• **Part of a data file**
[start]

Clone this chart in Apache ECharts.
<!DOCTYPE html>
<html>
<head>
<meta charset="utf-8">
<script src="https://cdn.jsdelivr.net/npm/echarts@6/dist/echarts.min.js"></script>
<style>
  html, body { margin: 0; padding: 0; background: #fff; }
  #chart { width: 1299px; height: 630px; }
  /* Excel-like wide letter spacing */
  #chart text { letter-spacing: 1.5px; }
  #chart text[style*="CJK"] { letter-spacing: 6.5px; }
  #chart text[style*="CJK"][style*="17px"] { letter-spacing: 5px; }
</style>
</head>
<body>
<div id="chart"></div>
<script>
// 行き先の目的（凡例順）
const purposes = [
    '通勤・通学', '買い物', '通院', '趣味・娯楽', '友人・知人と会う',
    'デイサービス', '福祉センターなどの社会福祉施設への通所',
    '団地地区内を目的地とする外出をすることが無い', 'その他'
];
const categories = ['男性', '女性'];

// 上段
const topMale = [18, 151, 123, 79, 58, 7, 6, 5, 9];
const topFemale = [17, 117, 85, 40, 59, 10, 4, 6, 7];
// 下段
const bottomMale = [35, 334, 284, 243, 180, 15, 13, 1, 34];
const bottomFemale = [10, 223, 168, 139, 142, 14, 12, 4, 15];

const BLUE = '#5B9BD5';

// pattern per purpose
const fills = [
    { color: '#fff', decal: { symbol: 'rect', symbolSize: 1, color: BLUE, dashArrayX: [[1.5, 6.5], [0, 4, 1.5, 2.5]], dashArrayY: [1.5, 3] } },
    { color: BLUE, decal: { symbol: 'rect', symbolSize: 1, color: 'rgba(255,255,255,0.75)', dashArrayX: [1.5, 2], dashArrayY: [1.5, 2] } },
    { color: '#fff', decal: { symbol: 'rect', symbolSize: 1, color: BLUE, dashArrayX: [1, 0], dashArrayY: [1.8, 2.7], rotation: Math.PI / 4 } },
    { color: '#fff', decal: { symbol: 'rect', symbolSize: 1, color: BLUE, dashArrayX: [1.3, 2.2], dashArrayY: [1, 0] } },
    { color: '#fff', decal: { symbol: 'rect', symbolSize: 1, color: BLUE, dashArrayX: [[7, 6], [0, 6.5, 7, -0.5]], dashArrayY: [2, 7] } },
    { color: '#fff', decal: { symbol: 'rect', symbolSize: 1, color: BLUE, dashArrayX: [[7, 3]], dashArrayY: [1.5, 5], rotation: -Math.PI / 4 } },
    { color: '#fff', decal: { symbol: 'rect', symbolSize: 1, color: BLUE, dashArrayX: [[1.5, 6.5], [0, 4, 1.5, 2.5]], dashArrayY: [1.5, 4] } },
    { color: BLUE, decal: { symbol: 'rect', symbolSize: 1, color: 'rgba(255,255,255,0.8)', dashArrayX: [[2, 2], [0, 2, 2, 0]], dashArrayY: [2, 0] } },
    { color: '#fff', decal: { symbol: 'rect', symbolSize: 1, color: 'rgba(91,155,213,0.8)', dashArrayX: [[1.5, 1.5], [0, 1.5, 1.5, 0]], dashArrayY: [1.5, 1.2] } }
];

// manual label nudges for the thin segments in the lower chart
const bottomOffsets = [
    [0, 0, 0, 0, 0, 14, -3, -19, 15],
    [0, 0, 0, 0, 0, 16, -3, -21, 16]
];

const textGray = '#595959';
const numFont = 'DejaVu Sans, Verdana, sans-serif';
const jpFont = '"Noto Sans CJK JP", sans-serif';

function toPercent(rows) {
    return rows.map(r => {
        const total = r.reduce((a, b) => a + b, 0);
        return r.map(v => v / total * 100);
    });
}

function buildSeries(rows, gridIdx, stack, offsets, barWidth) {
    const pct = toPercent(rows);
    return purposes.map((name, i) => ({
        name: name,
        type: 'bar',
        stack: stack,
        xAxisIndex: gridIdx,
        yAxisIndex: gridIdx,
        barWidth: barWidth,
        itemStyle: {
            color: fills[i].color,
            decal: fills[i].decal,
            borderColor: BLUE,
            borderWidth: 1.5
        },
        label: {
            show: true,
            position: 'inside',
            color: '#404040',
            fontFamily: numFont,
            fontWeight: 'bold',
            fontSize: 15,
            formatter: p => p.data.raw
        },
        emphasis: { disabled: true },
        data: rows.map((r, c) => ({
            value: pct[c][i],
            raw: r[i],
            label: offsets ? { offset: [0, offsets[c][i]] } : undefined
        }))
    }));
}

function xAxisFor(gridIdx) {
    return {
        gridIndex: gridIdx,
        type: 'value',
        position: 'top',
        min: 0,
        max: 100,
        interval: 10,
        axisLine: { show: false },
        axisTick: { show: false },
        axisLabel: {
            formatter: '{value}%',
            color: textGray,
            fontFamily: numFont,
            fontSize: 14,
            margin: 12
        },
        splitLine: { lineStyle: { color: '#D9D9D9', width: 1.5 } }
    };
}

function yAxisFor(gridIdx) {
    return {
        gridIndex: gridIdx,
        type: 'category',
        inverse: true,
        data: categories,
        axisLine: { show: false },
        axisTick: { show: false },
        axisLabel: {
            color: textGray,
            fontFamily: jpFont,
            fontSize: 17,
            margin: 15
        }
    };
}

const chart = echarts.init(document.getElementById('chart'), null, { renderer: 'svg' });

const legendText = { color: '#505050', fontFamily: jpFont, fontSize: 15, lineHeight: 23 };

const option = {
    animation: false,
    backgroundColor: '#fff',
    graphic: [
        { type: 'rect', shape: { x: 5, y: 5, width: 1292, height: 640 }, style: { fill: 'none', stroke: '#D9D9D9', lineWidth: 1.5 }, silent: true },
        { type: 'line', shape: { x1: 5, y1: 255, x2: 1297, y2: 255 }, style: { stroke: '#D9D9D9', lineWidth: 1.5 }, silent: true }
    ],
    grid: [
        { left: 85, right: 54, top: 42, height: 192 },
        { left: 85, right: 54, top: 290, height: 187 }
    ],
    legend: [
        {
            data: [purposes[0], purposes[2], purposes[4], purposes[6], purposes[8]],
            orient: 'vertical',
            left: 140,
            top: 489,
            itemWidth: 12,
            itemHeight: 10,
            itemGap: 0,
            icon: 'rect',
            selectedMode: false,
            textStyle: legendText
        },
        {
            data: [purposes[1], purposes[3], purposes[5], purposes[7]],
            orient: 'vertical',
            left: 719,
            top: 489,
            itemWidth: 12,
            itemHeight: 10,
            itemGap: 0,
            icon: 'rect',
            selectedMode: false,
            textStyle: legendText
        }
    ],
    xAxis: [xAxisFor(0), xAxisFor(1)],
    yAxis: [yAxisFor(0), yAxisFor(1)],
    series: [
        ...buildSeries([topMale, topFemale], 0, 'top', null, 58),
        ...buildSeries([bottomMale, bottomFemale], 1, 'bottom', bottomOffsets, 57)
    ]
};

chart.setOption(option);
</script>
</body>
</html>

[end]
[start]

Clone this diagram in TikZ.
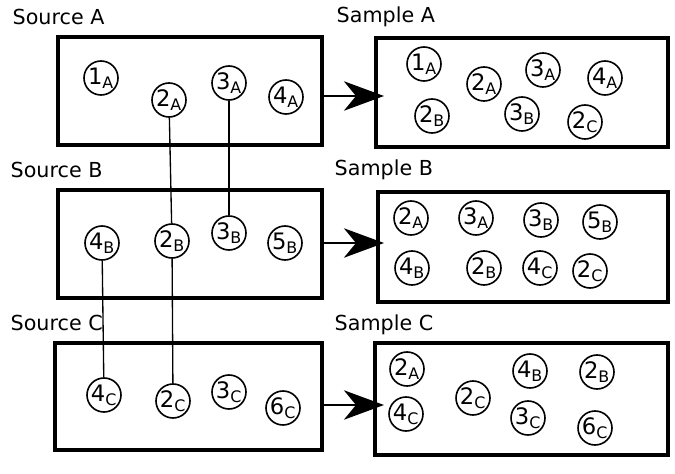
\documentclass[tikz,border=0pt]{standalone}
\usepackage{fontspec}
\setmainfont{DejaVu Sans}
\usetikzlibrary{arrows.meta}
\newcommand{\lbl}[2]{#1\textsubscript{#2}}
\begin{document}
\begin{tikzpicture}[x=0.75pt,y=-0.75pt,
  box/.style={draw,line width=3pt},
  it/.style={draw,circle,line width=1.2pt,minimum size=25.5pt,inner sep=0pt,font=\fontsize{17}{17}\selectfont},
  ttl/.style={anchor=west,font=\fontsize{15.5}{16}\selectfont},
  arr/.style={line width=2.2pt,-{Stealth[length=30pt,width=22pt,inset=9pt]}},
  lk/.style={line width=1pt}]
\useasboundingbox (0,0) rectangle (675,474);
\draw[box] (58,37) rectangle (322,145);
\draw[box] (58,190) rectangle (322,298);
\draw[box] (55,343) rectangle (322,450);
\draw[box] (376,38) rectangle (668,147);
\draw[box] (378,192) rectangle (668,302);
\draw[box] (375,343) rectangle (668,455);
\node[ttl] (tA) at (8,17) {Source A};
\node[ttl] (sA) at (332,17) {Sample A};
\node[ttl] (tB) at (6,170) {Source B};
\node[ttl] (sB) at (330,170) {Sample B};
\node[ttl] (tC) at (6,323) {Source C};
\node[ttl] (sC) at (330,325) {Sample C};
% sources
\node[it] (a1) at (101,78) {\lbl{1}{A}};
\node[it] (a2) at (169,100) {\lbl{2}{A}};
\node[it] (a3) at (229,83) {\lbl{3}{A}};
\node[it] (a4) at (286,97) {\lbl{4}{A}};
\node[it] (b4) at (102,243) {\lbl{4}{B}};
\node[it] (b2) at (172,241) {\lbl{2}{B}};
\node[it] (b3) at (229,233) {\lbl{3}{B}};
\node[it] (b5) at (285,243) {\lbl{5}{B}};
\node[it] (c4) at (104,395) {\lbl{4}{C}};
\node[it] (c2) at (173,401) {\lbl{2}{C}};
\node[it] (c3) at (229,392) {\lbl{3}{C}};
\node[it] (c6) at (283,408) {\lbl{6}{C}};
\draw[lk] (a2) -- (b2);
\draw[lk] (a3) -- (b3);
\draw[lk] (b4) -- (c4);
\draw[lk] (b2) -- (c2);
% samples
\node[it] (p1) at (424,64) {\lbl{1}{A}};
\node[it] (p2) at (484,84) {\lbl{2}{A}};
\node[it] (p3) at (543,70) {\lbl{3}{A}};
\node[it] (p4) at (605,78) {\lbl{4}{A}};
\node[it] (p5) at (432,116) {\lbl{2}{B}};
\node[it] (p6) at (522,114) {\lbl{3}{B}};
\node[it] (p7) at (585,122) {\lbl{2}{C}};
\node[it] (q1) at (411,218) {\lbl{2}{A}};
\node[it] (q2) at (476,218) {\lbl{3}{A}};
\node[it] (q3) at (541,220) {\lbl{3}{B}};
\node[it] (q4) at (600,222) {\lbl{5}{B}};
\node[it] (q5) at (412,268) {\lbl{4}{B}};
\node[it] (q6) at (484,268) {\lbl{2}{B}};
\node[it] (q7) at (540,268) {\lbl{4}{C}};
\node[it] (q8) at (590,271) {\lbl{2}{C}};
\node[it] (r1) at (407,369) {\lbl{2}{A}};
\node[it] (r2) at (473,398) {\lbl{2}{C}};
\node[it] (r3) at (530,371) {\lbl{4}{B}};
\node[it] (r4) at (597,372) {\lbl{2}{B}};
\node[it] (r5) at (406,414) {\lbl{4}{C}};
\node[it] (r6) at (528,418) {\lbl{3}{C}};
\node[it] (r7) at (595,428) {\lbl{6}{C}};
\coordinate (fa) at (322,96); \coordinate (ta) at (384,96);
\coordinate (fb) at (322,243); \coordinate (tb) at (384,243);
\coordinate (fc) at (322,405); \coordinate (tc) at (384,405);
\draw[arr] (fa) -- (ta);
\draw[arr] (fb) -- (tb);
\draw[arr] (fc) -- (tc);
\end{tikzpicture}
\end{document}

[end]
[start]

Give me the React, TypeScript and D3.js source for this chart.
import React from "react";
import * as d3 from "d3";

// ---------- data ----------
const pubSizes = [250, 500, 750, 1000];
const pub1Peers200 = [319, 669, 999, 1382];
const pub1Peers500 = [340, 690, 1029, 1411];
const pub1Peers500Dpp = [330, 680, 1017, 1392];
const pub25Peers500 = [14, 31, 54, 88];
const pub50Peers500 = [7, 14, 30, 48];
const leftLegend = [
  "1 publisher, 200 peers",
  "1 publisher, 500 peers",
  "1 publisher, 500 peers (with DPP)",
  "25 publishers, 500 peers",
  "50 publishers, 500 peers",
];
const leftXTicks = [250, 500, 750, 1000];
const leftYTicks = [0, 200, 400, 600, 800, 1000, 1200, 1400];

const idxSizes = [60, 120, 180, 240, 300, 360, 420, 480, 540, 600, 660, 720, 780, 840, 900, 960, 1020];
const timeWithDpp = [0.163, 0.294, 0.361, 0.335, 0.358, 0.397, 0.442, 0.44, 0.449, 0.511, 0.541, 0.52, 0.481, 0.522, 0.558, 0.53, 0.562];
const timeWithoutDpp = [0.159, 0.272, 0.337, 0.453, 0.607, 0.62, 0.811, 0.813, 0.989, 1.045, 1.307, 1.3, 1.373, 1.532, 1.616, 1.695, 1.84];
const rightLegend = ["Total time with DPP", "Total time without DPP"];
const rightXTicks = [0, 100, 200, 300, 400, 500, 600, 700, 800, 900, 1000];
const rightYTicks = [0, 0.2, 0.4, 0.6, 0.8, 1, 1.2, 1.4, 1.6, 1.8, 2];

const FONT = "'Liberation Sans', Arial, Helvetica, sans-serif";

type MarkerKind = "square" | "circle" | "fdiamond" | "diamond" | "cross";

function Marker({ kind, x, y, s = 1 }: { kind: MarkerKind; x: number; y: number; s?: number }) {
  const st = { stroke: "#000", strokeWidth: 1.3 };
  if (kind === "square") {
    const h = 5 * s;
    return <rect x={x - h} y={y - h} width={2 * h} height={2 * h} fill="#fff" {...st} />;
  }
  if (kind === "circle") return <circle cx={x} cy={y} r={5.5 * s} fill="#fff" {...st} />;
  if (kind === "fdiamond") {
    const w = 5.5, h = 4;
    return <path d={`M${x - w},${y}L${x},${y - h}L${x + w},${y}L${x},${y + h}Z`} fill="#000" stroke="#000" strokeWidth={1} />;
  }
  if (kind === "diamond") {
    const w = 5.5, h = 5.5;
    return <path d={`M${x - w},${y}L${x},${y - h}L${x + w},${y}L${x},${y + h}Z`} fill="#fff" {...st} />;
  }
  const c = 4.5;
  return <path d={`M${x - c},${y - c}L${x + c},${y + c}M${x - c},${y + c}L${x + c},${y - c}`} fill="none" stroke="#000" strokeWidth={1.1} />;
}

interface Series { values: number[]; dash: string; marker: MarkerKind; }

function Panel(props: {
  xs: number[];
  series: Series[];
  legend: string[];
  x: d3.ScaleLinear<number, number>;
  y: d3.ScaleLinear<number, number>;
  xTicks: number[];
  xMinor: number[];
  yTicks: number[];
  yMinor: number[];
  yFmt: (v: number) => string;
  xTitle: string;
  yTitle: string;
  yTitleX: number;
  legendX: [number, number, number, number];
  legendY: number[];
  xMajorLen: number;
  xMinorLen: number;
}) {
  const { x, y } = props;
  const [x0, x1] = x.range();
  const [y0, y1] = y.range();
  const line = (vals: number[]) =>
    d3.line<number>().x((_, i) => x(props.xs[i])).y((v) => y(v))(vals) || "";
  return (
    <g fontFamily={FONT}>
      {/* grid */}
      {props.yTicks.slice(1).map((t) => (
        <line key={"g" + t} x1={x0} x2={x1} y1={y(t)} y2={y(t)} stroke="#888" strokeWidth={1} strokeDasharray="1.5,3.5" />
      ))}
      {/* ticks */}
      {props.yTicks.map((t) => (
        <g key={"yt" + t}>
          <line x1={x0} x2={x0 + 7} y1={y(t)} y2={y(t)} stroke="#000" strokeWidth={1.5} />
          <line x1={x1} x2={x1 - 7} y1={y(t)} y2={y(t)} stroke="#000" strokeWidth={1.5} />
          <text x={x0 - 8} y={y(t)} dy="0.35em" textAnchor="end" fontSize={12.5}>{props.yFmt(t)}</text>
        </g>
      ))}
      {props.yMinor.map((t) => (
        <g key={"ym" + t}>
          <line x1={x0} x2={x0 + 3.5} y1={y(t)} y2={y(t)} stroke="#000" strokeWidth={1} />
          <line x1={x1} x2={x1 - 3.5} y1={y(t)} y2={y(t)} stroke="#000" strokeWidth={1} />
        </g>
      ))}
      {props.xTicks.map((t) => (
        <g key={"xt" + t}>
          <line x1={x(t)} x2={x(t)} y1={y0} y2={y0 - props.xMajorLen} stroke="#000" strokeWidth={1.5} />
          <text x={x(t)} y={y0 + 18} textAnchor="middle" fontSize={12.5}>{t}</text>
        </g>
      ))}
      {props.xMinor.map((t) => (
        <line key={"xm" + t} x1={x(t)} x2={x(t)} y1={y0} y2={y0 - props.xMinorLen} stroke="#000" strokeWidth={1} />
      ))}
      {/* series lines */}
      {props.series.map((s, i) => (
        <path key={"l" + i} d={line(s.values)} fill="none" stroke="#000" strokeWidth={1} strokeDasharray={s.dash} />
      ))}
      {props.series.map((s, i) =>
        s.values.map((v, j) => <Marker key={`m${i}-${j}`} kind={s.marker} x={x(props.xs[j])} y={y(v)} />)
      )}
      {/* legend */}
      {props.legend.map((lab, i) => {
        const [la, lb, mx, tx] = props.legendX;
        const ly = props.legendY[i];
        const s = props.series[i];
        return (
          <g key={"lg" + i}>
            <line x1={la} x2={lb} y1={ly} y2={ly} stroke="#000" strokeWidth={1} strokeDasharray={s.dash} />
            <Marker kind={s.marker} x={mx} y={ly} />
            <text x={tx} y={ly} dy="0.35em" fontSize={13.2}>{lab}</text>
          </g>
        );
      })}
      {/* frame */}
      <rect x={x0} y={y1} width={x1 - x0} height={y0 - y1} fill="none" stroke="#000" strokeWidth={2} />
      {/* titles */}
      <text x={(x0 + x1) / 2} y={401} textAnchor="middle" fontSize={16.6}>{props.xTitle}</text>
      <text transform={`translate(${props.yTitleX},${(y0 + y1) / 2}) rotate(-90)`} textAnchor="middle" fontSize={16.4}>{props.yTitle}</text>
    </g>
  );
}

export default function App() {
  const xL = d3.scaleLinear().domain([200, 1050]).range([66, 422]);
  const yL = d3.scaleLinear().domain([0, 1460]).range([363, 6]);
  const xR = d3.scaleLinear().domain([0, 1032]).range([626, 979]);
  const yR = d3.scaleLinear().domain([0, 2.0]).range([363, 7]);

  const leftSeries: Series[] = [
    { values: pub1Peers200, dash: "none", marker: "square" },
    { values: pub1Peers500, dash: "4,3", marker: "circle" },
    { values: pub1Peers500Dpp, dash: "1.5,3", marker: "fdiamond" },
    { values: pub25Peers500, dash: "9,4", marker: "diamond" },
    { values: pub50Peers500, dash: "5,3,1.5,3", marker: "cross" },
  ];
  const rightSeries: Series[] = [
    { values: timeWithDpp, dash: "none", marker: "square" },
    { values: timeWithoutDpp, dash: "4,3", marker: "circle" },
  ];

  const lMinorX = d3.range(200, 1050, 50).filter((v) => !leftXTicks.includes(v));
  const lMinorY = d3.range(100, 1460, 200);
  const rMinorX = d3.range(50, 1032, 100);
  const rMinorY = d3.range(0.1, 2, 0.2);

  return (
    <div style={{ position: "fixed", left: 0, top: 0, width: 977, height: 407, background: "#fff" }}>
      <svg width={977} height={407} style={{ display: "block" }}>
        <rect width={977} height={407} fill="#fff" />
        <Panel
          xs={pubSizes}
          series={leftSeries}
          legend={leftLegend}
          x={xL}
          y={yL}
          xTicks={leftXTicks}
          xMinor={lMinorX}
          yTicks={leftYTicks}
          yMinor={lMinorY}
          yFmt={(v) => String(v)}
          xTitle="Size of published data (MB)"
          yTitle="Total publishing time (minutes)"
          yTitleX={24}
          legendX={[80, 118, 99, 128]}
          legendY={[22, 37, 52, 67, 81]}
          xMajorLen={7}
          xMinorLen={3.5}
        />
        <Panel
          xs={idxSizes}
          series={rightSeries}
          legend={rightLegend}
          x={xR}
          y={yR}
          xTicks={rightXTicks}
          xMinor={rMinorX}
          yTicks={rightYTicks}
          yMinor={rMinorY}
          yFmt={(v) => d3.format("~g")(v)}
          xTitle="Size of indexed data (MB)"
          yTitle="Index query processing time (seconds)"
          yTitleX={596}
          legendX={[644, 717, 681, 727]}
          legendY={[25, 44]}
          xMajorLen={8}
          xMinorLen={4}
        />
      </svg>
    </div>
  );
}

[end]

• **Required work**
Give the number of lines in the entries above that include the string "React". No other output is expected.

• **Output for this task**
2